> [Given exercise]: Give the number of lines that include the word "this", nothing more.

> [Dataset records]:
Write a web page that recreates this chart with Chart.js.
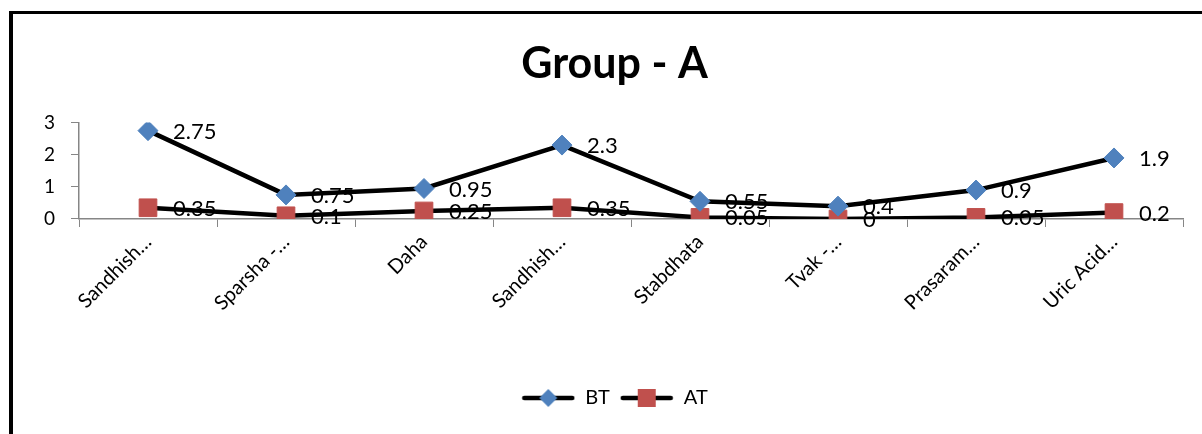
<!DOCTYPE html>
<html>
<head>
<meta charset="utf-8">
<script src="https://cdn.jsdelivr.net/npm/chart.js@4.4.1/dist/chart.umd.min.js"></script>
<style>
  html, body { margin: 0; padding: 0; background: #fff; }
  #wrap { position: relative; width: 1202px; height: 434px; }
  #frame {
    position: absolute; left: 9px; top: 11px; right: -10px; bottom: -10px;
    border-left: 4px solid #000; border-top: 3px solid #000;
  }
  canvas { position: absolute; left: 0; top: 0; }
</style>
</head>
<body>
<div id="wrap">
  <div id="frame"></div>
  <canvas id="groupChart" width="1202" height="434"></canvas>
</div>
<script>
const categories = ["Sandhish…", "Sparsha -…", "Daha", "Sandhish…", "Stabdhata", "Tvak -…", "Prasaram…", "Uric Acid…"];
const btValues = [2.75, 0.75, 0.95, 2.3, 0.55, 0.4, 0.9, 1.9];
const atValues = [0.35, 0.1, 0.25, 0.35, 0.05, 0, 0.05, 0.2];
const yTicks = [0, 1, 2, 3];

const fontName = "Lato, 'Open Sans', sans-serif";
const blue = "#4F81BD";
const red = "#C0504D";

// legend sample: black line with the marker on top
function legendIcon(type, color) {
  const c = document.createElement("canvas");
  c.width = 54;
  c.height = 20;
  const g = c.getContext("2d");
  g.strokeStyle = "#000";
  g.lineWidth = 4.5;
  g.lineCap = "round";
  g.beginPath();
  g.moveTo(3, 10);
  g.lineTo(51, 10);
  g.stroke();
  g.fillStyle = color;
  g.beginPath();
  if (type === "diamond") {
    g.moveTo(27, 1);
    g.lineTo(36, 10);
    g.lineTo(27, 19);
    g.lineTo(18, 10);
    g.closePath();
  } else {
    g.rect(18, 1, 18, 18);
  }
  g.fill();
  return c;
}

// value labels to the right of each point, drawn under the lines
const valueLabels = {
  id: "valueLabels",
  beforeDatasetsDraw(chart) {
    const ctx = chart.ctx;
    ctx.save();
    ctx.font = "22px " + fontName;
    ctx.fillStyle = "#000";
    ctx.textBaseline = "middle";
    ctx.textAlign = "left";
    chart.data.datasets.forEach((ds, i) => {
      chart.getDatasetMeta(i).data.forEach((pt, j) => {
        ctx.fillText(String(ds.data[j]), pt.x + 25, pt.y + 1);
      });
    });
    ctx.restore();
  }
};

const ctx = document.getElementById("groupChart").getContext("2d");
new Chart(ctx, {
  type: "line",
  data: {
    labels: categories,
    datasets: [
      {
        label: "BT",
        data: btValues,
        borderColor: "#000",
        borderWidth: 4.5,
        tension: 0,
        pointStyle: "rectRot",
        pointRadius: 10,
        pointHoverRadius: 10,
        pointBackgroundColor: blue,
        pointBorderColor: blue,
        pointBorderWidth: 1
      },
      {
        label: "AT",
        data: atValues,
        borderColor: "#000",
        borderWidth: 4.5,
        tension: 0,
        pointStyle: "rect",
        pointRadius: 12.5,
        pointHoverRadius: 12.5,
        pointBackgroundColor: red,
        pointBorderColor: red,
        pointBorderWidth: 1
      }
    ]
  },
  options: {
    responsive: false,
    animation: false,
    layout: { padding: { left: 27, top: 14, right: 0, bottom: 16 } },
    plugins: {
      title: {
        display: true,
        text: "Group - A",
        color: "#000",
        font: { family: fontName, size: 43, weight: "bold" },
        padding: { top: 24, bottom: 33 }
      },
      legend: {
        position: "bottom",
        labels: {
          usePointStyle: true,
          pointStyleWidth: 54,
          color: "#000",
          font: { family: fontName, size: 20 },
          generateLabels(chart) {
            return [
              { text: "BT", pointStyle: legendIcon("diamond", blue), fontColor: "#000", lineWidth: 0, strokeStyle: "transparent", datasetIndex: 0 },
              { text: "AT", pointStyle: legendIcon("square", red), fontColor: "#000", lineWidth: 0, strokeStyle: "transparent", datasetIndex: 1 }
            ];
          }
        }
      },
      tooltip: { enabled: false }
    },
    scales: {
      x: {
        offset: true,
        grid: { offset: true, drawOnChartArea: false, drawTicks: true, tickLength: 8, color: "#868686" },
        border: { color: "#868686", width: 1.5 },
        ticks: {
          color: "#000",
          font: { family: fontName, size: 20 },
          minRotation: 45,
          maxRotation: 45,
          autoSkip: false,
          padding: 3
        },
        afterFit(scale) { scale.height = 159; }
      },
      y: {
        min: 0,
        max: 3,
        afterBuildTicks(scale) { scale.ticks = yTicks.map(v => ({ value: v })); },
        grid: { drawOnChartArea: false, drawTicks: true, tickLength: 8, color: "#868686" },
        border: { color: "#868686", width: 1.5 },
        ticks: {
          color: "#000",
          font: { family: fontName, size: 19 },
          padding: 16
        },
        afterFit(scale) { scale.width = 52; }
      },
      // empty right-hand axis, only keeps the plot's right edge where the original has it
      yRight: {
        position: "right",
        min: 0,
        max: 3,
        grid: { display: false },
        border: { display: false },
        ticks: { display: false },
        afterFit(scale) { scale.width = 19; }
      }
    }
  },
  plugins: [valueLabels]
});
</script>
</body>
</html>
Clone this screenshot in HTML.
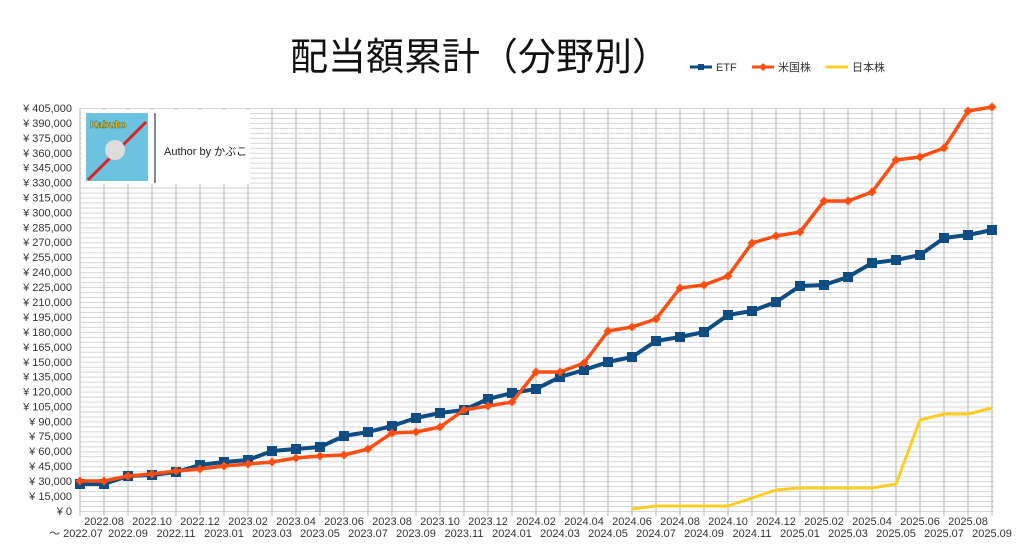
<!DOCTYPE html>
<html><head><meta charset="utf-8"><style>
body{margin:0;background:#fff;}
svg{display:block;font-family:"Liberation Sans","Noto Sans CJK JP",sans-serif;}
</style></head><body>
<svg width="1024" height="560" viewBox="0 0 1024 560">
<defs>
<pattern id="hg" patternUnits="userSpaceOnUse" x="0" y="108" width="10" height="4.975"><line x1="0" x2="10" y1="0.5" y2="0.5" stroke="#d6d6d6" stroke-width="1"/></pattern>
<pattern id="vg" patternUnits="userSpaceOnUse" x="79" y="0" width="24" height="10"><line x1="1" x2="1" y1="0" y2="10" stroke="#c4c4c4" stroke-width="1.3"/></pattern>
<marker id="sq" markerUnits="userSpaceOnUse" markerWidth="10" markerHeight="10" refX="5" refY="5"><rect width="10" height="10" fill="#0f4c81"/></marker>
<marker id="dm" markerUnits="userSpaceOnUse" markerWidth="10" markerHeight="10" refX="5" refY="5"><path d="M5 0.5 L9.5 5 L5 9.5 L0.5 5Z" fill="#ff4e12"/></marker>
</defs>
<text x="480" y="70" font-size="38" text-anchor="middle" fill="#111" font-family="'Noto Sans CJK JP',sans-serif">配当額累計（分野別）</text>
<g font-size="11" fill="#333">
<line x1="690" y1="67" x2="712" y2="67" stroke="#0f4c81" stroke-width="3"/><rect x="698" y="64" width="6" height="6" fill="#0f4c81"/><text x="716" y="71">ETF</text>
<line x1="752" y1="67" x2="774" y2="67" stroke="#ff4e12" stroke-width="3"/><path d="M763 63 L767 67 L763 71 L759 67Z" fill="#ff4e12"/><text x="778" y="71">米国株</text>
<line x1="826" y1="67" x2="848" y2="67" stroke="#ffcc22" stroke-width="3"/><text x="852" y="71">日本株</text>
</g>
<rect x="80" y="108" width="914" height="404" fill="url(#hg)"/>
<rect x="79" y="108" width="916" height="408" fill="url(#vg)"/>
<g font-size="11" fill="#333" text-anchor="end">
<text x="72" y="515">¥ 0</text><text x="72" y="500">¥ 15,000</text><text x="72" y="485">¥ 30,000</text><text x="72" y="470">¥ 45,000</text><text x="72" y="455">¥ 60,000</text><text x="72" y="440">¥ 75,000</text><text x="72" y="425.5">¥ 90,000</text><text x="72" y="410.5">¥ 105,000</text><text x="72" y="395.6">¥ 120,000</text><text x="72" y="380.7">¥ 135,000</text><text x="72" y="365.8">¥ 150,000</text><text x="72" y="350.8">¥ 165,000</text><text x="72" y="335.9">¥ 180,000</text><text x="72" y="321">¥ 195,000</text><text x="72" y="306">¥ 210,000</text><text x="72" y="291">¥ 225,000</text><text x="72" y="276">¥ 240,000</text><text x="72" y="261">¥ 255,000</text><text x="72" y="246">¥ 270,000</text><text x="72" y="231.4">¥ 285,000</text><text x="72" y="216.5">¥ 300,000</text><text x="72" y="201.6">¥ 315,000</text><text x="72" y="186.6">¥ 330,000</text><text x="72" y="171.7">¥ 345,000</text><text x="72" y="156.8">¥ 360,000</text><text x="72" y="141.9">¥ 375,000</text><text x="72" y="126.9">¥ 390,000</text><text x="72" y="112">¥ 405,000</text>
</g>
<g font-size="11" fill="#333" text-anchor="middle">
<text x="76" y="537">～ 2022.07</text><text x="104" y="525">2022.08</text><text x="128" y="537">2022.09</text><text x="152" y="525">2022.10</text><text x="176" y="537">2022.11</text><text x="200" y="525">2022.12</text><text x="224" y="537">2023.01</text><text x="248" y="525">2023.02</text><text x="272" y="537">2023.03</text><text x="296" y="525">2023.04</text><text x="320" y="537">2023.05</text><text x="344" y="525">2023.06</text><text x="368" y="537">2023.07</text><text x="392" y="525">2023.08</text><text x="416" y="537">2023.09</text><text x="440" y="525">2023.10</text><text x="464" y="537">2023.11</text><text x="488" y="525">2023.12</text><text x="512" y="537">2024.01</text><text x="536" y="525">2024.02</text><text x="560" y="537">2024.03</text><text x="584" y="525">2024.04</text><text x="608" y="537">2024.05</text><text x="632" y="525">2024.06</text><text x="656" y="537">2024.07</text><text x="680" y="525">2024.08</text><text x="704" y="537">2024.09</text><text x="728" y="525">2024.10</text><text x="752" y="537">2024.11</text><text x="776" y="525">2024.12</text><text x="800" y="537">2025.01</text><text x="824" y="525">2025.02</text><text x="848" y="537">2025.03</text><text x="872" y="525">2025.04</text><text x="896" y="537">2025.05</text><text x="920" y="525">2025.06</text><text x="944" y="537">2025.07</text><text x="968" y="525">2025.08</text><text x="992" y="537">2025.09</text>
</g>
<polyline fill="none" stroke="#ffcc22" stroke-width="3" stroke-linejoin="round" points="632,509 656,506 680,506 704,506 728,506 752,498 776,490 800,488 824,488 848,488 872,488 896,484 920,420 944,414 968,414 992,408"/>
<polyline fill="none" stroke="#0f4c81" stroke-width="4" stroke-linejoin="round" marker-start="url(#sq)" marker-mid="url(#sq)" marker-end="url(#sq)" points="80,484 104,484 128,476 152,475 176,472 200,465 224,462 248,460 272,451 296,449 320,447 344,436 368,432 392,426 416,418 440,413 464,410 488,399 512,393 536,389 560,377 584,370 608,362 632,357 656,341 680,337 704,332 728,315 752,311 776,302 800,286 824,285 848,277 872,263 896,260 920,255 944,238 968,235 992,230"/>
<polyline fill="none" stroke="#ff4e12" stroke-width="3.5" stroke-linejoin="round" marker-start="url(#dm)" marker-mid="url(#dm)" marker-end="url(#dm)" points="80,481 104,481 128,476 152,474 176,471 200,469 224,466 248,464 272,462 296,458 320,456 344,455 368,449 392,433 416,432 440,427 464,410 488,406 512,402 536,372 560,372 584,363 608,331 632,327 656,319 680,288 704,285 728,276 752,243 776,236 800,232 824,201 848,201 872,192 896,160 920,157 944,148 968,111 992,107"/>
<rect x="82" y="110" width="168" height="74" fill="#fff"/>
<rect x="86" y="113" width="62" height="68" fill="#6cc3e0"/>
<text x="90" y="128" font-size="10" font-weight="bold" fill="#f5c400" stroke="#553" stroke-width="0.4">Kabuko</text>
<line x1="88" y1="180" x2="146" y2="122" stroke="#d22" stroke-width="3"/>
<circle cx="115" cy="150" r="10" fill="#ddd"/>
<line x1="155" y1="113" x2="155" y2="183" stroke="#888" stroke-width="2"/>
<text x="164" y="155" font-size="11" fill="#222">Author by かぶこ</text>
</svg>
</body></html>
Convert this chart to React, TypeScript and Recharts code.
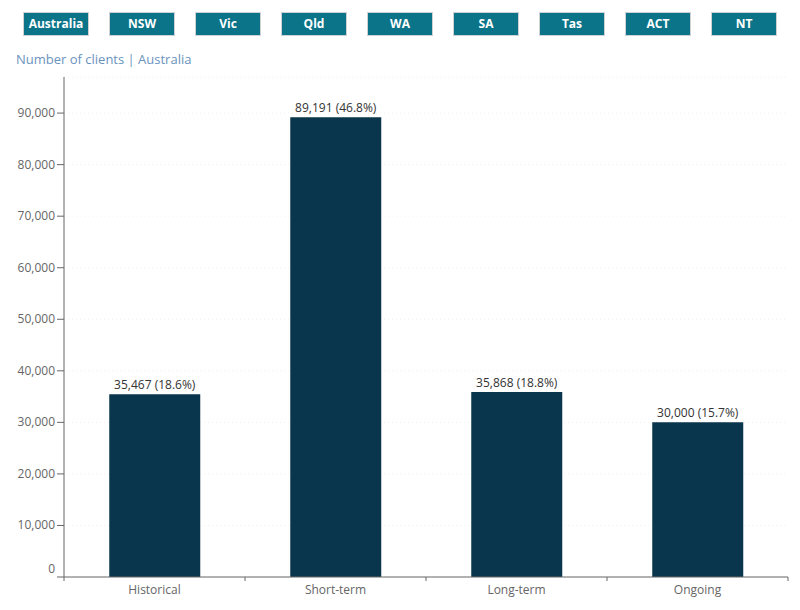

> [Task answer]: 3